In United States v. Dase, 125 AFTR2d 2020-________, an Alabama Federal District Court balanced the equities and allowed sale of the principal residence of a tax delinquent despite its sentimental value to his sister who owned 50 percent as a tenant in common (and had the right to 50 percent of the proceeds) but did not live in the residence.
In Jacobsen v. Commissioner, 125 AFTR2d 2020-911, the Seventh Circuit Court of Appeals affirmed a decision of the Tax Court which gave innocent spouse relief for years in which the taxpayer did not know and had no reason to know of his wife’s embezzlement but not for the other years, indicating that the Tax Court was within its discretion in granting greater weight to knowledge than to other factors.
In United States v.
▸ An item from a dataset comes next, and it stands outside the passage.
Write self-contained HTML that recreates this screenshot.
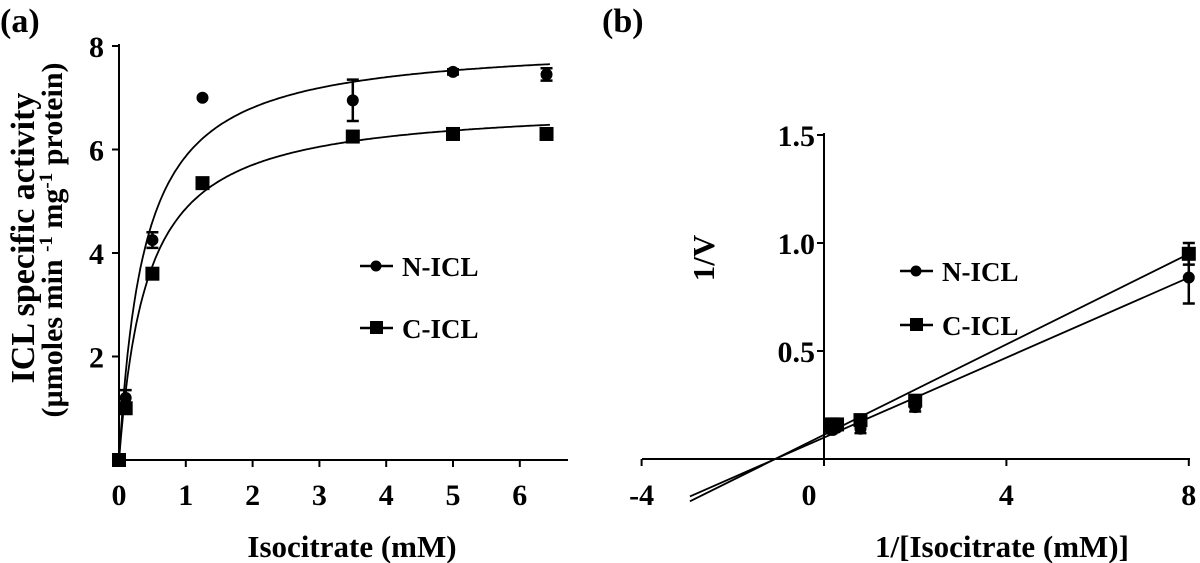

Chesteen, 125 AFTR2d 2020-________, the Fifth Circuit Court of Appeals reversed a Louisiana Federal District Court and determined that the shared responsibility payment is a penalty dischargeable in bankruptcy.
In In Re: Harold, 125 AFTR2d 2020-900, a Michigan Bankruptcy Court stated that nondischargeability of a tax debt does not require a showing of fraud, only a willful attempt to avoid a tax.
In Information Release 2020-34 and Fact Sheet 2020-2, IRS announced that it will increase the use of data analytics and research to identify nonfilers and will make face-to-face visits generally after written notices; IRS also announced that it will hold up refunds to those showing at least one unfiled tax return within the previous five years.
In Chief Counsel Memorandum 20200801F, IRS concluded that the Employer Shared Responsibility Payment is not subject to any statute of limitations on assessment.